## YOUR INSTRUCTIONS
Return the listing below unchanged, minus its pictures.

###

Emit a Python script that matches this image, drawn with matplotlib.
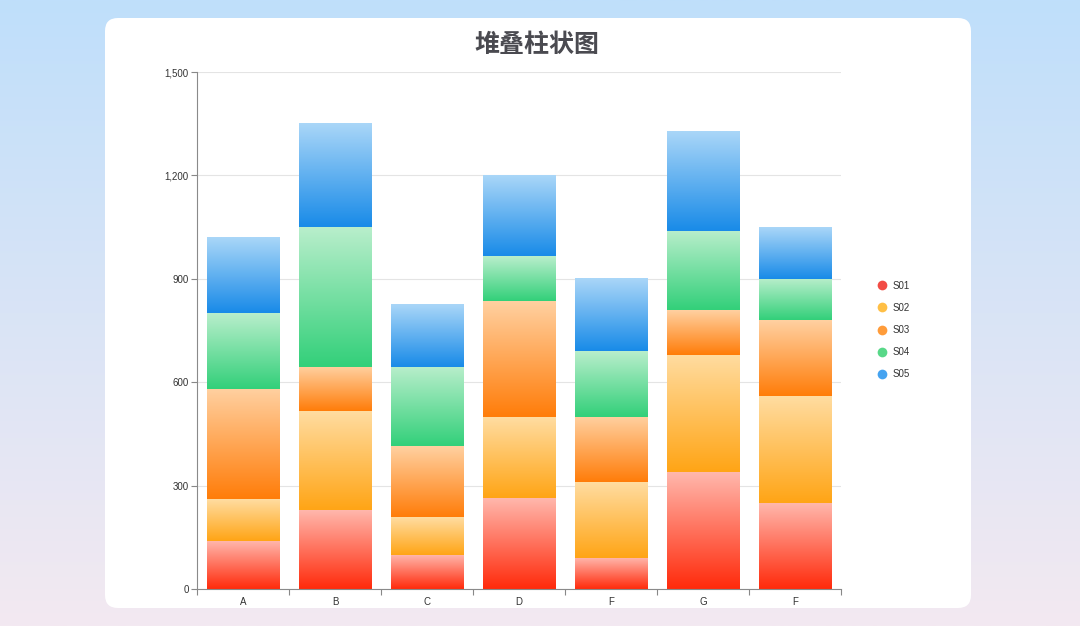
import numpy as np
import matplotlib
matplotlib.use("Agg")
import matplotlib.pyplot as plt
from matplotlib.colors import to_rgba
from matplotlib.lines import Line2D
from matplotlib.patches import FancyBboxPatch
from matplotlib.ticker import FuncFormatter

plt.rcParams['font.family'] = ['Liberation Sans', 'Noto Sans CJK SC', 'DejaVu Sans']

# data
categories = ['A', 'B', 'C', 'D', 'F', 'G', 'F']
series = ['S01', 'S02', 'S03', 'S04', 'S05']
s01 = [140, 230, 100, 265, 90, 340, 250]
s02 = [120, 285, 110, 235, 220, 340, 310]
s03 = [320, 130, 205, 335, 190, 130, 220]
s04 = [220, 405, 230, 130, 190, 230, 120]
s05 = [220, 300, 180, 235, 210, 290, 150]
values = [s01, s02, s03, s04, s05]

# (top colour, bottom colour) of each series gradient
grad = [('#ffb8ad', '#ff2b0c'),
        ('#ffdca0', '#ffa516'),
        ('#ffd0a0', '#ff7d0a'),
        ('#b8eecb', '#33d07a'),
        ('#a9d6f8', '#198be8')]
legend_cols = ['#f24c45', '#ffbf45', '#ff9c3a', '#58d888', '#45a3f0']

W, H = 1080, 626
fig = plt.figure(figsize=(W / 100, H / 100), dpi=100)

# page background gradient + white card
bg = fig.add_axes([0, 0, 1, 1])
bg.set_axis_off()
top_c = np.array(to_rgba('#bfdffb'))
bot_c = np.array(to_rgba('#f3e9f1'))
t = np.linspace(0, 1, 256)[:, None, None]
bg.imshow(top_c * (1 - t) + bot_c * t, aspect='auto', extent=[0, 1, 0, 1], origin='upper')
bg.set_xlim(0, 1)
bg.set_ylim(0, 1)
card = FancyBboxPatch((105 / W, 1 - 608 / H), 866 / W, 590 / H,
                      boxstyle='round,pad=0,rounding_size=0.012',
                      transform=fig.transFigure, facecolor='white', edgecolor='none',
                      mutation_aspect=W / H, zorder=5)
bg.add_patch(card)

fig.text(537 / W, 1 - 45 / H, '堆叠柱状图', ha='center', va='center',
         fontsize=18, fontweight='heavy', color='#4a4a50', family=['Noto Sans CJK SC'])

ax = fig.add_axes([197 / W, 1 - 589 / H, 644 / W, 517 / H])
ax.set_facecolor('none')
x = np.arange(len(categories))
width = 0.79
bottom = np.zeros(len(categories))
for i, vals in enumerate(values):
    bars = ax.bar(x, vals, width, bottom=bottom, color='none', edgecolor='none', zorder=2)
    c0 = np.array(to_rgba(grad[i][1]))
    c1 = np.array(to_rgba(grad[i][0]))
    g = np.linspace(0, 1, 64)[:, None, None]
    img = c0 * (1 - g) + c1 * g
    for b in bars:
        ax.imshow(img, aspect='auto', origin='lower', interpolation='bilinear',
                  extent=[b.get_x(), b.get_x() + b.get_width(), b.get_y(), b.get_y() + b.get_height()],
                  zorder=2)
    bottom += np.array(vals)

ax.set_xlim(-0.5, len(categories) - 0.5)
ax.set_ylim(0, 1500)
ax.set_yticks(np.arange(0, 1501, 300))
ax.yaxis.set_major_formatter(FuncFormatter(lambda v, p: f'{int(v):,}'))
ax.set_xticks(x)
ax.set_xticklabels(categories)
ax.set_xticks(np.arange(-0.5, len(categories)), minor=True)
ax.tick_params(axis='x', which='major', length=0, pad=6, labelsize=7, labelcolor='#333333')
ax.tick_params(axis='x', which='minor', length=4, color='#888888', width=0.8)
ax.tick_params(axis='y', length=4, color='#888888', width=0.8, pad=2, labelsize=7, labelcolor='#333333')
ax.grid(axis='y', color='#e4e4e4', linewidth=0.8, zorder=0)
ax.set_axisbelow(True)
for s in ['top', 'right']:
    ax.spines[s].set_visible(False)
for s in ['left', 'bottom']:
    ax.spines[s].set_color('#8a8a8a')
    ax.spines[s].set_linewidth(0.8)

handles = [Line2D([], [], marker='o', linestyle='none', markersize=7,
                  markerfacecolor=c, markeredgecolor='none') for c in legend_cols]
fig.legend(handles, series, loc='center left', bbox_to_anchor=(868 / W, 1 - 330 / H),
           frameon=False, fontsize=7, labelspacing=1.25, handlelength=1.0,
           handletextpad=0.6, labelcolor='#333333')

fig.savefig('out.png', dpi=100)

###

## REPLY
Emit a Python script that matches this image, drawn with matplotlib.
import numpy as np
import matplotlib
matplotlib.use("Agg")
import matplotlib.pyplot as plt
from matplotlib.colors import to_rgba
from matplotlib.lines import Line2D
from matplotlib.patches import FancyBboxPatch
from matplotlib.ticker import FuncFormatter

plt.rcParams['font.family'] = ['Liberation Sans', 'Noto Sans CJK SC', 'DejaVu Sans']

# data
categories = ['A', 'B', 'C', 'D', 'F', 'G', 'F']
series = ['S01', 'S02', 'S03', 'S04', 'S05']
s01 = [140, 230, 100, 265, 90, 340, 250]
s02 = [120, 285, 110, 235, 220, 340, 310]
s03 = [320, 130, 205, 335, 190, 130, 220]
s04 = [220, 405, 230, 130, 190, 230, 120]
s05 = [220, 300, 180, 235, 210, 290, 150]
values = [s01, s02, s03, s04, s05]

# (top colour, bottom colour) of each series gradient
grad = [('#ffb8ad', '#ff2b0c'),
        ('#ffdca0', '#ffa516'),
        ('#ffd0a0', '#ff7d0a'),
        ('#b8eecb', '#33d07a'),
        ('#a9d6f8', '#198be8')]
legend_cols = ['#f24c45', '#ffbf45', '#ff9c3a', '#58d888', '#45a3f0']

W, H = 1080, 626
fig = plt.figure(figsize=(W / 100, H / 100), dpi=100)

# page background gradient + white card
bg = fig.add_axes([0, 0, 1, 1])
bg.set_axis_off()
top_c = np.array(to_rgba('#bfdffb'))
bot_c = np.array(to_rgba('#f3e9f1'))
t = np.linspace(0, 1, 256)[:, None, None]
bg.imshow(top_c * (1 - t) + bot_c * t, aspect='auto', extent=[0, 1, 0, 1], origin='upper')
bg.set_xlim(0, 1)
bg.set_ylim(0, 1)
card = FancyBboxPatch((105 / W, 1 - 608 / H), 866 / W, 590 / H,
                      boxstyle='round,pad=0,rounding_size=0.012',
                      transform=fig.transFigure, facecolor='white', edgecolor='none',
                      mutation_aspect=W / H, zorder=5)
bg.add_patch(card)

fig.text(537 / W, 1 - 45 / H, '堆叠柱状图', ha='center', va='center',
         fontsize=18, fontweight='heavy', color='#4a4a50', family=['Noto Sans CJK SC'])

ax = fig.add_axes([197 / W, 1 - 589 / H, 644 / W, 517 / H])
ax.set_facecolor('none')
x = np.arange(len(categories))
width = 0.79
bottom = np.zeros(len(categories))
for i, vals in enumerate(values):
    bars = ax.bar(x, vals, width, bottom=bottom, color='none', edgecolor='none', zorder=2)
    c0 = np.array(to_rgba(grad[i][1]))
    c1 = np.array(to_rgba(grad[i][0]))
    g = np.linspace(0, 1, 64)[:, None, None]
    img = c0 * (1 - g) + c1 * g
    for b in bars:
        ax.imshow(img, aspect='auto', origin='lower', interpolation='bilinear',
                  extent=[b.get_x(), b.get_x() + b.get_width(), b.get_y(), b.get_y() + b.get_height()],
                  zorder=2)
    bottom += np.array(vals)

ax.set_xlim(-0.5, len(categories) - 0.5)
ax.set_ylim(0, 1500)
ax.set_yticks(np.arange(0, 1501, 300))
ax.yaxis.set_major_formatter(FuncFormatter(lambda v, p: f'{int(v):,}'))
ax.set_xticks(x)
ax.set_xticklabels(categories)
ax.set_xticks(np.arange(-0.5, len(categories)), minor=True)
ax.tick_params(axis='x', which='major', length=0, pad=6, labelsize=7, labelcolor='#333333')
ax.tick_params(axis='x', which='minor', length=4, color='#888888', width=0.8)
ax.tick_params(axis='y', length=4, color='#888888', width=0.8, pad=2, labelsize=7, labelcolor='#333333')
ax.grid(axis='y', color='#e4e4e4', linewidth=0.8, zorder=0)
ax.set_axisbelow(True)
for s in ['top', 'right']:
    ax.spines[s].set_visible(False)
for s in ['left', 'bottom']:
    ax.spines[s].set_color('#8a8a8a')
    ax.spines[s].set_linewidth(0.8)

handles = [Line2D([], [], marker='o', linestyle='none', markersize=7,
                  markerfacecolor=c, markeredgecolor='none') for c in legend_cols]
fig.legend(handles, series, loc='center left', bbox_to_anchor=(868 / W, 1 - 330 / H),
           frameon=False, fontsize=7, labelspacing=1.25, handlelength=1.0,
           handletextpad=0.6, labelcolor='#333333')

fig.savefig('out.png', dpi=100)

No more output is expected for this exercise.